=== Exercise instructions ===
For the copy, please give all of the data again exactly and leave the pictures out.

[begin Dataset content]

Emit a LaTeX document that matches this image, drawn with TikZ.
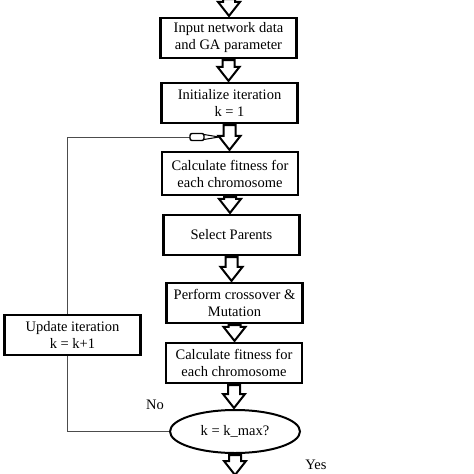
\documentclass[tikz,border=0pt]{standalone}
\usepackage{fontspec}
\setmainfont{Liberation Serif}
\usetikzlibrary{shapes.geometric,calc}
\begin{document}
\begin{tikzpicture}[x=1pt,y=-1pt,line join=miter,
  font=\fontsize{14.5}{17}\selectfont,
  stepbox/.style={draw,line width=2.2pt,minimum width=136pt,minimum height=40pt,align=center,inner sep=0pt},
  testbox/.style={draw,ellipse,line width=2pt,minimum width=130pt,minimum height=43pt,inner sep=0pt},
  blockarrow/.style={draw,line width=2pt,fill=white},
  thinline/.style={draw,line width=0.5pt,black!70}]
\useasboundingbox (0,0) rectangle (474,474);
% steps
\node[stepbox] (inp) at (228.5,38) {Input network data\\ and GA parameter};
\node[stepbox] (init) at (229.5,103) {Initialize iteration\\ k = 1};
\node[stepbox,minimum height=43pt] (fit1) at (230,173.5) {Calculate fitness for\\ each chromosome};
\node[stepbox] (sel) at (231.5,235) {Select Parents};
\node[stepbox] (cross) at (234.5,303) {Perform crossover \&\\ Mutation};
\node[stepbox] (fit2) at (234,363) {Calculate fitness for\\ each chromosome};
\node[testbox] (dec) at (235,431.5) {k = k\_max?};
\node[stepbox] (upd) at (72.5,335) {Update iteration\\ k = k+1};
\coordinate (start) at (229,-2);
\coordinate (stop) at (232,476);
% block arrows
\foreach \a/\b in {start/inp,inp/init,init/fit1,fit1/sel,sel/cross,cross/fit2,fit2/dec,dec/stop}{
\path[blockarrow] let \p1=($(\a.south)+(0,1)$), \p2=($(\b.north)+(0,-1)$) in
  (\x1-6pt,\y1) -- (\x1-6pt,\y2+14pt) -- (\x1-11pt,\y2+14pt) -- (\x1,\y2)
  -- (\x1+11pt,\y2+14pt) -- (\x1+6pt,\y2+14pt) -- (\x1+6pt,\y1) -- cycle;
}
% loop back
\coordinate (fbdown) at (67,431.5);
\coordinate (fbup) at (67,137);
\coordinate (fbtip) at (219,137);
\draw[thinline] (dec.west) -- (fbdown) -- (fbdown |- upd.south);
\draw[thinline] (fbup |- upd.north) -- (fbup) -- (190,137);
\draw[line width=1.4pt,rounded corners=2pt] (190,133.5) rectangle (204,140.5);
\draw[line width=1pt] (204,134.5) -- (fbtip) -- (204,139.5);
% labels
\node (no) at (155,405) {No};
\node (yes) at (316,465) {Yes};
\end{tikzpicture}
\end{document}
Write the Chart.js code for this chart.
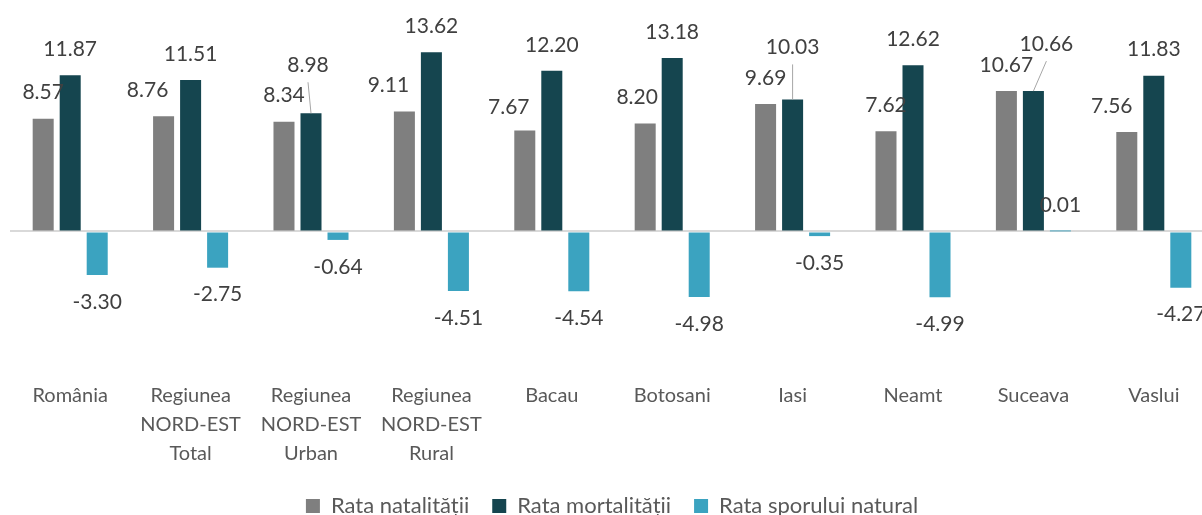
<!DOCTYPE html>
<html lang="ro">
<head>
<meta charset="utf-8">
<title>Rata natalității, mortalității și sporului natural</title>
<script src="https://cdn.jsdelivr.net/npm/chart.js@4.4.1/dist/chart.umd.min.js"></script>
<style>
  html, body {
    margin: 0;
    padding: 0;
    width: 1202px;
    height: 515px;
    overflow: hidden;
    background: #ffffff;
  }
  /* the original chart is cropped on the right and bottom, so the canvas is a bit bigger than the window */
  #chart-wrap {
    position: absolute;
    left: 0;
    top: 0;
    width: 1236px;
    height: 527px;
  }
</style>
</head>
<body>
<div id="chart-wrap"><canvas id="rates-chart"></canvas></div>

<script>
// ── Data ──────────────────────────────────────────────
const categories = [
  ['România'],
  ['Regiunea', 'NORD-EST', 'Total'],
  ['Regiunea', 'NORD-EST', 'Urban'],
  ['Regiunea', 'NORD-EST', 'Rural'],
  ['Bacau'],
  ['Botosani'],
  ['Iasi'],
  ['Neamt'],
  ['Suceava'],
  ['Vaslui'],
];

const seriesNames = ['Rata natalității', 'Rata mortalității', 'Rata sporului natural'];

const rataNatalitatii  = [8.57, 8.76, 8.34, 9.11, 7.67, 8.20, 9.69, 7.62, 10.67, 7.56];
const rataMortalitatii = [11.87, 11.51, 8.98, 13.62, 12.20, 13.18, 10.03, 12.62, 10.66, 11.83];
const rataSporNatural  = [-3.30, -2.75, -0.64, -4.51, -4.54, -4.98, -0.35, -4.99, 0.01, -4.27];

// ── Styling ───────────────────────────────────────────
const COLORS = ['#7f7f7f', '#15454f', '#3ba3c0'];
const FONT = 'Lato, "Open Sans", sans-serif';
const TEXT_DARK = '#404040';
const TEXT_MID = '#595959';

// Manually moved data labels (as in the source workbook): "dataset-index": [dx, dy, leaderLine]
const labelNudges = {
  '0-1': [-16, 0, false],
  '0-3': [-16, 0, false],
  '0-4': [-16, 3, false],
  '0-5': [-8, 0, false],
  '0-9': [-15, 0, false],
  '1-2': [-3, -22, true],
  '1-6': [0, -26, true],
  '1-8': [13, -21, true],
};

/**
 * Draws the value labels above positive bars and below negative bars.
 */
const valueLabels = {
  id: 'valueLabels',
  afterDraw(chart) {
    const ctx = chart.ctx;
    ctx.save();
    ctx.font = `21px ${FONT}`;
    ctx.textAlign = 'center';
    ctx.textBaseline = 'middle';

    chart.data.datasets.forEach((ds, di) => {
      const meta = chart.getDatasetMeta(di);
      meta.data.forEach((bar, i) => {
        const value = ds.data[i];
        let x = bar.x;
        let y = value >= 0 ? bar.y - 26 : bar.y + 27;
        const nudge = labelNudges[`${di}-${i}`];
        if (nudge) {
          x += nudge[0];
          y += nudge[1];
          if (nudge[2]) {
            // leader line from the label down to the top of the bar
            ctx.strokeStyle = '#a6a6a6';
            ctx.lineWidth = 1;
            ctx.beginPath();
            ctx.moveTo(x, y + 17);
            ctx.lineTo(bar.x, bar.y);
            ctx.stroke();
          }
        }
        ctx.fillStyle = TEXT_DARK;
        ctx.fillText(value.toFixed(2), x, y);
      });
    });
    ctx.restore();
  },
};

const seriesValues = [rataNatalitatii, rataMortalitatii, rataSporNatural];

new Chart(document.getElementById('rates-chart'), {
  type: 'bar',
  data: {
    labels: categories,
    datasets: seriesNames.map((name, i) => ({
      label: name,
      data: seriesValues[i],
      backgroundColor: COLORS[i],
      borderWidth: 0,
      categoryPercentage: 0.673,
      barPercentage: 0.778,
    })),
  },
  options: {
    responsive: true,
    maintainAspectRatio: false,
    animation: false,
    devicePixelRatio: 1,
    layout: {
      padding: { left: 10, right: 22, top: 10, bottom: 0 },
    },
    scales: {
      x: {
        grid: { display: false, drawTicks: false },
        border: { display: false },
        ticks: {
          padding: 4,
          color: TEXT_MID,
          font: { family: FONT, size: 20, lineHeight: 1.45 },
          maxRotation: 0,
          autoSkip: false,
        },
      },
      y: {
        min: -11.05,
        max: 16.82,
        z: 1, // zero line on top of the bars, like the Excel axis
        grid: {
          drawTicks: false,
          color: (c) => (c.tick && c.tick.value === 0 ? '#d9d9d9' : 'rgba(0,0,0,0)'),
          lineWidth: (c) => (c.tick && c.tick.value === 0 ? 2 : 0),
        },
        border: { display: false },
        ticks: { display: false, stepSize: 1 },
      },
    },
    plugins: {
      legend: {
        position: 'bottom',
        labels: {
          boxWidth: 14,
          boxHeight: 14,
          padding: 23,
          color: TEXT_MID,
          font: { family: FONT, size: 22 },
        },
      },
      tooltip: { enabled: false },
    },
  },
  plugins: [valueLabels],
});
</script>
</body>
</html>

[end Dataset content]

=== Written solution ===
Emit a LaTeX document that matches this image, drawn with TikZ.
\documentclass[tikz,border=0pt]{standalone}
\usepackage{fontspec}
\setmainfont{Liberation Serif}
\usetikzlibrary{shapes.geometric,calc}
\begin{document}
\begin{tikzpicture}[x=1pt,y=-1pt,line join=miter,
  font=\fontsize{14.5}{17}\selectfont,
  stepbox/.style={draw,line width=2.2pt,minimum width=136pt,minimum height=40pt,align=center,inner sep=0pt},
  testbox/.style={draw,ellipse,line width=2pt,minimum width=130pt,minimum height=43pt,inner sep=0pt},
  blockarrow/.style={draw,line width=2pt,fill=white},
  thinline/.style={draw,line width=0.5pt,black!70}]
\useasboundingbox (0,0) rectangle (474,474);
% steps
\node[stepbox] (inp) at (228.5,38) {Input network data\\ and GA parameter};
\node[stepbox] (init) at (229.5,103) {Initialize iteration\\ k = 1};
\node[stepbox,minimum height=43pt] (fit1) at (230,173.5) {Calculate fitness for\\ each chromosome};
\node[stepbox] (sel) at (231.5,235) {Select Parents};
\node[stepbox] (cross) at (234.5,303) {Perform crossover \&\\ Mutation};
\node[stepbox] (fit2) at (234,363) {Calculate fitness for\\ each chromosome};
\node[testbox] (dec) at (235,431.5) {k = k\_max?};
\node[stepbox] (upd) at (72.5,335) {Update iteration\\ k = k+1};
\coordinate (start) at (229,-2);
\coordinate (stop) at (232,476);
% block arrows
\foreach \a/\b in {start/inp,inp/init,init/fit1,fit1/sel,sel/cross,cross/fit2,fit2/dec,dec/stop}{
\path[blockarrow] let \p1=($(\a.south)+(0,1)$), \p2=($(\b.north)+(0,-1)$) in
  (\x1-6pt,\y1) -- (\x1-6pt,\y2+14pt) -- (\x1-11pt,\y2+14pt) -- (\x1,\y2)
  -- (\x1+11pt,\y2+14pt) -- (\x1+6pt,\y2+14pt) -- (\x1+6pt,\y1) -- cycle;
}
% loop back
\coordinate (fbdown) at (67,431.5);
\coordinate (fbup) at (67,137);
\coordinate (fbtip) at (219,137);
\draw[thinline] (dec.west) -- (fbdown) -- (fbdown |- upd.south);
\draw[thinline] (fbup |- upd.north) -- (fbup) -- (190,137);
\draw[line width=1.4pt,rounded corners=2pt] (190,133.5) rectangle (204,140.5);
\draw[line width=1pt] (204,134.5) -- (fbtip) -- (204,139.5);
% labels
\node (no) at (155,405) {No};
\node (yes) at (316,465) {Yes};
\end{tikzpicture}
\end{document}
Write the Chart.js code for this chart.
<!DOCTYPE html>
<html lang="ro">
<head>
<meta charset="utf-8">
<title>Rata natalității, mortalității și sporului natural</title>
<script src="https://cdn.jsdelivr.net/npm/chart.js@4.4.1/dist/chart.umd.min.js"></script>
<style>
  html, body {
    margin: 0;
    padding: 0;
    width: 1202px;
    height: 515px;
    overflow: hidden;
    background: #ffffff;
  }
  /* the original chart is cropped on the right and bottom, so the canvas is a bit bigger than the window */
  #chart-wrap {
    position: absolute;
    left: 0;
    top: 0;
    width: 1236px;
    height: 527px;
  }
</style>
</head>
<body>
<div id="chart-wrap"><canvas id="rates-chart"></canvas></div>

<script>
// ── Data ──────────────────────────────────────────────
const categories = [
  ['România'],
  ['Regiunea', 'NORD-EST', 'Total'],
  ['Regiunea', 'NORD-EST', 'Urban'],
  ['Regiunea', 'NORD-EST', 'Rural'],
  ['Bacau'],
  ['Botosani'],
  ['Iasi'],
  ['Neamt'],
  ['Suceava'],
  ['Vaslui'],
];

const seriesNames = ['Rata natalității', 'Rata mortalității', 'Rata sporului natural'];

const rataNatalitatii  = [8.57, 8.76, 8.34, 9.11, 7.67, 8.20, 9.69, 7.62, 10.67, 7.56];
const rataMortalitatii = [11.87, 11.51, 8.98, 13.62, 12.20, 13.18, 10.03, 12.62, 10.66, 11.83];
const rataSporNatural  = [-3.30, -2.75, -0.64, -4.51, -4.54, -4.98, -0.35, -4.99, 0.01, -4.27];

// ── Styling ───────────────────────────────────────────
const COLORS = ['#7f7f7f', '#15454f', '#3ba3c0'];
const FONT = 'Lato, "Open Sans", sans-serif';
const TEXT_DARK = '#404040';
const TEXT_MID = '#595959';

// Manually moved data labels (as in the source workbook): "dataset-index": [dx, dy, leaderLine]
const labelNudges = {
  '0-1': [-16, 0, false],
  '0-3': [-16, 0, false],
  '0-4': [-16, 3, false],
  '0-5': [-8, 0, false],
  '0-9': [-15, 0, false],
  '1-2': [-3, -22, true],
  '1-6': [0, -26, true],
  '1-8': [13, -21, true],
};

/**
 * Draws the value labels above positive bars and below negative bars.
 */
const valueLabels = {
  id: 'valueLabels',
  afterDraw(chart) {
    const ctx = chart.ctx;
    ctx.save();
    ctx.font = `21px ${FONT}`;
    ctx.textAlign = 'center';
    ctx.textBaseline = 'middle';

    chart.data.datasets.forEach((ds, di) => {
      const meta = chart.getDatasetMeta(di);
      meta.data.forEach((bar, i) => {
        const value = ds.data[i];
        let x = bar.x;
        let y = value >= 0 ? bar.y - 26 : bar.y + 27;
        const nudge = labelNudges[`${di}-${i}`];
        if (nudge) {
          x += nudge[0];
          y += nudge[1];
          if (nudge[2]) {
            // leader line from the label down to the top of the bar
            ctx.strokeStyle = '#a6a6a6';
            ctx.lineWidth = 1;
            ctx.beginPath();
            ctx.moveTo(x, y + 17);
            ctx.lineTo(bar.x, bar.y);
            ctx.stroke();
          }
        }
        ctx.fillStyle = TEXT_DARK;
        ctx.fillText(value.toFixed(2), x, y);
      });
    });
    ctx.restore();
  },
};

const seriesValues = [rataNatalitatii, rataMortalitatii, rataSporNatural];

new Chart(document.getElementById('rates-chart'), {
  type: 'bar',
  data: {
    labels: categories,
    datasets: seriesNames.map((name, i) => ({
      label: name,
      data: seriesValues[i],
      backgroundColor: COLORS[i],
      borderWidth: 0,
      categoryPercentage: 0.673,
      barPercentage: 0.778,
    })),
  },
  options: {
    responsive: true,
    maintainAspectRatio: false,
    animation: false,
    devicePixelRatio: 1,
    layout: {
      padding: { left: 10, right: 22, top: 10, bottom: 0 },
    },
    scales: {
      x: {
        grid: { display: false, drawTicks: false },
        border: { display: false },
        ticks: {
          padding: 4,
          color: TEXT_MID,
          font: { family: FONT, size: 20, lineHeight: 1.45 },
          maxRotation: 0,
          autoSkip: false,
        },
      },
      y: {
        min: -11.05,
        max: 16.82,
        z: 1, // zero line on top of the bars, like the Excel axis
        grid: {
          drawTicks: false,
          color: (c) => (c.tick && c.tick.value === 0 ? '#d9d9d9' : 'rgba(0,0,0,0)'),
          lineWidth: (c) => (c.tick && c.tick.value === 0 ? 2 : 0),
        },
        border: { display: false },
        ticks: { display: false, stepSize: 1 },
      },
    },
    plugins: {
      legend: {
        position: 'bottom',
        labels: {
          boxWidth: 14,
          boxHeight: 14,
          padding: 23,
          color: TEXT_MID,
          font: { family: FONT, size: 22 },
        },
      },
      tooltip: { enabled: false },
    },
  },
  plugins: [valueLabels],
});
</script>
</body>
</html>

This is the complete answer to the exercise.